(What you should do): The lines from the top of the material through the line with "(Rmp.110) -- (C2);" are to be set down exactly. Leave the pictures out.

## START

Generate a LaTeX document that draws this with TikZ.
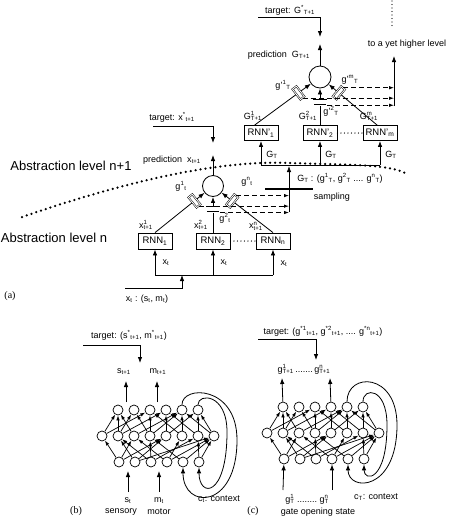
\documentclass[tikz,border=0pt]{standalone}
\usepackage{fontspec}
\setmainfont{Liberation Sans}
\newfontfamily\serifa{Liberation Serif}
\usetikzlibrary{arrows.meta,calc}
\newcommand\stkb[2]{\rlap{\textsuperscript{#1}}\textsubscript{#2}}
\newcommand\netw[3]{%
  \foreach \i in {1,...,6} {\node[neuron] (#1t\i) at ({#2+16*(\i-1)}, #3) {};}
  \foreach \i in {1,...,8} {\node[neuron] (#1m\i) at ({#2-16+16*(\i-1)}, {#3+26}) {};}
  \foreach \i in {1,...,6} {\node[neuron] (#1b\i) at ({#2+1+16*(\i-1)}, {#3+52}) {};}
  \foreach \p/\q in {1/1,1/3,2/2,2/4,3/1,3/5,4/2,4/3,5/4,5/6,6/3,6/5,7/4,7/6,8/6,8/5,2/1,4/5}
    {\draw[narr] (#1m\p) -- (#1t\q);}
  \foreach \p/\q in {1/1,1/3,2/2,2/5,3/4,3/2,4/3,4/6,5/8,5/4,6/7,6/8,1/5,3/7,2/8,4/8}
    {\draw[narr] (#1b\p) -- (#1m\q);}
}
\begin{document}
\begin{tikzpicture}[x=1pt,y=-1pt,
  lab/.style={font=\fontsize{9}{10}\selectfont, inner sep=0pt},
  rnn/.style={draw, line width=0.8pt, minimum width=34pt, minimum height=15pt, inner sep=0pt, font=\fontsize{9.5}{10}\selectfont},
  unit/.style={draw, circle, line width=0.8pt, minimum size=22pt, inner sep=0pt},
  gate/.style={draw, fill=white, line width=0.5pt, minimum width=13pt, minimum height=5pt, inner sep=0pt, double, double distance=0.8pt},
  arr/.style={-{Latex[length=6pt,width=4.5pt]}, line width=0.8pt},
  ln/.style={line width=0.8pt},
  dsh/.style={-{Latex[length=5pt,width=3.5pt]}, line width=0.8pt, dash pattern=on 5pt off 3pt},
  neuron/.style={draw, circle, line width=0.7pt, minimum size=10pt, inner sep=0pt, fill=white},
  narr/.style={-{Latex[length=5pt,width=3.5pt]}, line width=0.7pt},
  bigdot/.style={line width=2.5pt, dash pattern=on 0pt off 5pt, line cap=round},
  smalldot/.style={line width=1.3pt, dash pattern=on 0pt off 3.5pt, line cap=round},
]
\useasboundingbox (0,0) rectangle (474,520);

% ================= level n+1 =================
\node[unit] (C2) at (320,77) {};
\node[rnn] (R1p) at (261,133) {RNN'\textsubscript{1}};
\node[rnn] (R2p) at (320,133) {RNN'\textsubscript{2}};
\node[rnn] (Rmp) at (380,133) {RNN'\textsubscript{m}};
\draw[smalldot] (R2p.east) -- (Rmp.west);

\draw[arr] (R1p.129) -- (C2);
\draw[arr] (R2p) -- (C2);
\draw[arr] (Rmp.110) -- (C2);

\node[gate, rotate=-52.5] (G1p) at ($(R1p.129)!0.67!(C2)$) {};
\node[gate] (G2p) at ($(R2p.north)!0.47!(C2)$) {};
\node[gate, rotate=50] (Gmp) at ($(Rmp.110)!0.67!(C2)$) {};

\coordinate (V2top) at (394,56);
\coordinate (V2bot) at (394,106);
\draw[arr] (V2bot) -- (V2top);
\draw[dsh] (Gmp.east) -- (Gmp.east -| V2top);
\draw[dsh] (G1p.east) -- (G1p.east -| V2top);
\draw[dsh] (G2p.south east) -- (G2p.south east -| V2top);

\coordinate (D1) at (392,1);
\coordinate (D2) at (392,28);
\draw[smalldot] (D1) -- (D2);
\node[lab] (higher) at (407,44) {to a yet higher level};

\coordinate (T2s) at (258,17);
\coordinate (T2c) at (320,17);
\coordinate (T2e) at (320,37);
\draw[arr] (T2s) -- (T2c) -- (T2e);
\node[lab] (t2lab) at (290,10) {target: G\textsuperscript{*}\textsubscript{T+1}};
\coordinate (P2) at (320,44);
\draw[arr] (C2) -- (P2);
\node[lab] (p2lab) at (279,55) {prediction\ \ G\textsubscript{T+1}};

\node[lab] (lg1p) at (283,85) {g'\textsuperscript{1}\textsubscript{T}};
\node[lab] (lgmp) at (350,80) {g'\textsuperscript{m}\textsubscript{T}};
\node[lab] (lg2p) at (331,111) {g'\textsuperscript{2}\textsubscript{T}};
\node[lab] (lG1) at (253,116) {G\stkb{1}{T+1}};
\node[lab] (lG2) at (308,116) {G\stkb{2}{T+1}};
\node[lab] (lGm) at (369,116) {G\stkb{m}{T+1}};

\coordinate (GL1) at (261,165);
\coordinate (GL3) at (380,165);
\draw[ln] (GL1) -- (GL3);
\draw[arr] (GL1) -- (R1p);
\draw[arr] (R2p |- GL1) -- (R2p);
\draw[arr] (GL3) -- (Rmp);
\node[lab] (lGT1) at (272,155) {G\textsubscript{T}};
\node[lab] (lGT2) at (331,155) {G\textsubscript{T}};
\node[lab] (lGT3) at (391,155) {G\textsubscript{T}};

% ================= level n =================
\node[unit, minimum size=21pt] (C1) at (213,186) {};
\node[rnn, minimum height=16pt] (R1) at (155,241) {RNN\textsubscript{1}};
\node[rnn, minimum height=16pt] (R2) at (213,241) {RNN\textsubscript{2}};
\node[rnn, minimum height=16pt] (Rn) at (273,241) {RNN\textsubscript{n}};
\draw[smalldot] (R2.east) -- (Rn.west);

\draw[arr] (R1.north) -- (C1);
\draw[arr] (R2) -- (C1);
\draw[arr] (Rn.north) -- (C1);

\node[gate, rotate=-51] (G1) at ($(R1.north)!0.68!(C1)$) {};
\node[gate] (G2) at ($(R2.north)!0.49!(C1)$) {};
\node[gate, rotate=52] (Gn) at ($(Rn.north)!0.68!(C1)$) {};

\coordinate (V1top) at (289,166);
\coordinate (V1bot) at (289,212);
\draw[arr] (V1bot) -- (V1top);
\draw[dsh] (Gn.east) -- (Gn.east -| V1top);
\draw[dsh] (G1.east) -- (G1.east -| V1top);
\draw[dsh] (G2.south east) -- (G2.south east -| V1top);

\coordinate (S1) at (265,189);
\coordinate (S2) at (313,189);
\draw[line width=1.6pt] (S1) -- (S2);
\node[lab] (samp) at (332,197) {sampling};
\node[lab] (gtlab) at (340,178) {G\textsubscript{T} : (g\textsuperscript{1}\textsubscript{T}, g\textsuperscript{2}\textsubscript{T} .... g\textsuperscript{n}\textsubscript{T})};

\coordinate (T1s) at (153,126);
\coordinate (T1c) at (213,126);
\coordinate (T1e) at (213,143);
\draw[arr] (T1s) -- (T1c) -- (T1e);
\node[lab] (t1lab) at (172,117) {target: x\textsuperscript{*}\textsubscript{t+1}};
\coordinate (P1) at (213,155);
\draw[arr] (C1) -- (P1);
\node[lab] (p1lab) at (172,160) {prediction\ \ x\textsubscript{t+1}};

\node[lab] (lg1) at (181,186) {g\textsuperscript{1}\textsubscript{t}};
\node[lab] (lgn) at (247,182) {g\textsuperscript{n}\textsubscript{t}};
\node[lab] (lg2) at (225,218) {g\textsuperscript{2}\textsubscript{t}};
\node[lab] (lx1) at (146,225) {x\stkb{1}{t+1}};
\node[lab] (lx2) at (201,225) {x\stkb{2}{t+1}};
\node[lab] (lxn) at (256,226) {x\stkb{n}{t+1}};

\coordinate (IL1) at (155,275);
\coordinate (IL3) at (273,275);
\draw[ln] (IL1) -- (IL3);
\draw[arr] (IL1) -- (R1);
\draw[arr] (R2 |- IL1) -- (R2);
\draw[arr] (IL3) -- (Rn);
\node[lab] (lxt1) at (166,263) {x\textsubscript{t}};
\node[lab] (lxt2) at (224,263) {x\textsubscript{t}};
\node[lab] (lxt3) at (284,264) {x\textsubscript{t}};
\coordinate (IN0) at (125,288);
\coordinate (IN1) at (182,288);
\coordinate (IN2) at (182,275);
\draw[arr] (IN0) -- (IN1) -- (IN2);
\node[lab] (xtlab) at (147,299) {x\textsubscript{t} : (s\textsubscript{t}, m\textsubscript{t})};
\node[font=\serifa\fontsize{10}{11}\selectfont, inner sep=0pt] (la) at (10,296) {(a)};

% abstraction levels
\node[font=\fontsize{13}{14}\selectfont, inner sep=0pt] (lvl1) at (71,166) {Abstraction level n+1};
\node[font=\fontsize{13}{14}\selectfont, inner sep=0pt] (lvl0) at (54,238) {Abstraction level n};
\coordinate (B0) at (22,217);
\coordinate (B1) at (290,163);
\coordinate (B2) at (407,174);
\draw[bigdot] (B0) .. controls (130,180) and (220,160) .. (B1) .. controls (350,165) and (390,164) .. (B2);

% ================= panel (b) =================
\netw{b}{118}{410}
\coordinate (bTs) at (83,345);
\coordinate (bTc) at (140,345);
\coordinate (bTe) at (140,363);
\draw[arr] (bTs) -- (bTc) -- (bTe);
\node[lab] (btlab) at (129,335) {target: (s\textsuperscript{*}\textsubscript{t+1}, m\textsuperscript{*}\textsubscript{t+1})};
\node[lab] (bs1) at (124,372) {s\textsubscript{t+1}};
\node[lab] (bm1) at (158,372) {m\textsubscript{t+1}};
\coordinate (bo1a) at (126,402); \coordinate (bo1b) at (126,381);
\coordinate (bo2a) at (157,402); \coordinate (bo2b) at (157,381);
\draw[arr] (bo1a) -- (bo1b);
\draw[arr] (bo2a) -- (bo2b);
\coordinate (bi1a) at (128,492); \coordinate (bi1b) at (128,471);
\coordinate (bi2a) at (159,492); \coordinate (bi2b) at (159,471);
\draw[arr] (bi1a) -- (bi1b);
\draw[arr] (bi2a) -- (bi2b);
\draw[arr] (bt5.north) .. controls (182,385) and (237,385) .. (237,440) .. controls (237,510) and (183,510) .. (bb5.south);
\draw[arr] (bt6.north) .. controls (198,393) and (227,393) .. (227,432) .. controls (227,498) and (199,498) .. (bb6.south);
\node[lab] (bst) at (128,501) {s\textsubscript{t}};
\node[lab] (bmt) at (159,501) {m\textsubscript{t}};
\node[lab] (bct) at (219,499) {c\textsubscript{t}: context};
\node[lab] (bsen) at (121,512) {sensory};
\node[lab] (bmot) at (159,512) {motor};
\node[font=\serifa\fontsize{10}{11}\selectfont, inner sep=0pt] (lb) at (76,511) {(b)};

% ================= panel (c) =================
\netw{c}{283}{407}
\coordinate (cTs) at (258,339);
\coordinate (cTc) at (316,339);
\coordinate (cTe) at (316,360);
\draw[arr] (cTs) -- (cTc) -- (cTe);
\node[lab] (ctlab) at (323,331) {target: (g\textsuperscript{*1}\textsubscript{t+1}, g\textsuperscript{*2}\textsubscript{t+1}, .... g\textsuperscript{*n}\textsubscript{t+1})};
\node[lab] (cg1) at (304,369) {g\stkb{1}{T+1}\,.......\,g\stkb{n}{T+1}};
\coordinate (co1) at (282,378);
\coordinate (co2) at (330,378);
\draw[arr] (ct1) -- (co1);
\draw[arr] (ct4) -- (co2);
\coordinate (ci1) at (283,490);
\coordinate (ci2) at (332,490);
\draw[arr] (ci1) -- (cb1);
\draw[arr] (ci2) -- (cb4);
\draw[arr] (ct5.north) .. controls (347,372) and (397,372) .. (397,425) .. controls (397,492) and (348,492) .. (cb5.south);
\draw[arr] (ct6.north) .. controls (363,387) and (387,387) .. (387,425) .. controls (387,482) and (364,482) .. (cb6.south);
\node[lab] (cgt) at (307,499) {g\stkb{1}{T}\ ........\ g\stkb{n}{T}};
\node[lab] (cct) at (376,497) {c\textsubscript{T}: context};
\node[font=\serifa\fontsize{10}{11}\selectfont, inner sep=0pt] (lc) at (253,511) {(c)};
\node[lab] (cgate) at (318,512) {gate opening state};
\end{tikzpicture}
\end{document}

## END

(Answer to this problem):
Generate a LaTeX document that draws this with TikZ.
\documentclass[tikz,border=0pt]{standalone}
\usepackage{fontspec}
\setmainfont{Liberation Sans}
\newfontfamily\serifa{Liberation Serif}
\usetikzlibrary{arrows.meta,calc}
\newcommand\stkb[2]{\rlap{\textsuperscript{#1}}\textsubscript{#2}}
\newcommand\netw[3]{%
  \foreach \i in {1,...,6} {\node[neuron] (#1t\i) at ({#2+16*(\i-1)}, #3) {};}
  \foreach \i in {1,...,8} {\node[neuron] (#1m\i) at ({#2-16+16*(\i-1)}, {#3+26}) {};}
  \foreach \i in {1,...,6} {\node[neuron] (#1b\i) at ({#2+1+16*(\i-1)}, {#3+52}) {};}
  \foreach \p/\q in {1/1,1/3,2/2,2/4,3/1,3/5,4/2,4/3,5/4,5/6,6/3,6/5,7/4,7/6,8/6,8/5,2/1,4/5}
    {\draw[narr] (#1m\p) -- (#1t\q);}
  \foreach \p/\q in {1/1,1/3,2/2,2/5,3/4,3/2,4/3,4/6,5/8,5/4,6/7,6/8,1/5,3/7,2/8,4/8}
    {\draw[narr] (#1b\p) -- (#1m\q);}
}
\begin{document}
\begin{tikzpicture}[x=1pt,y=-1pt,
  lab/.style={font=\fontsize{9}{10}\selectfont, inner sep=0pt},
  rnn/.style={draw, line width=0.8pt, minimum width=34pt, minimum height=15pt, inner sep=0pt, font=\fontsize{9.5}{10}\selectfont},
  unit/.style={draw, circle, line width=0.8pt, minimum size=22pt, inner sep=0pt},
  gate/.style={draw, fill=white, line width=0.5pt, minimum width=13pt, minimum height=5pt, inner sep=0pt, double, double distance=0.8pt},
  arr/.style={-{Latex[length=6pt,width=4.5pt]}, line width=0.8pt},
  ln/.style={line width=0.8pt},
  dsh/.style={-{Latex[length=5pt,width=3.5pt]}, line width=0.8pt, dash pattern=on 5pt off 3pt},
  neuron/.style={draw, circle, line width=0.7pt, minimum size=10pt, inner sep=0pt, fill=white},
  narr/.style={-{Latex[length=5pt,width=3.5pt]}, line width=0.7pt},
  bigdot/.style={line width=2.5pt, dash pattern=on 0pt off 5pt, line cap=round},
  smalldot/.style={line width=1.3pt, dash pattern=on 0pt off 3.5pt, line cap=round},
]
\useasboundingbox (0,0) rectangle (474,520);

% ================= level n+1 =================
\node[unit] (C2) at (320,77) {};
\node[rnn] (R1p) at (261,133) {RNN'\textsubscript{1}};
\node[rnn] (R2p) at (320,133) {RNN'\textsubscript{2}};
\node[rnn] (Rmp) at (380,133) {RNN'\textsubscript{m}};
\draw[smalldot] (R2p.east) -- (Rmp.west);

\draw[arr] (R1p.129) -- (C2);
\draw[arr] (R2p) -- (C2);
\draw[arr] (Rmp.110) -- (C2);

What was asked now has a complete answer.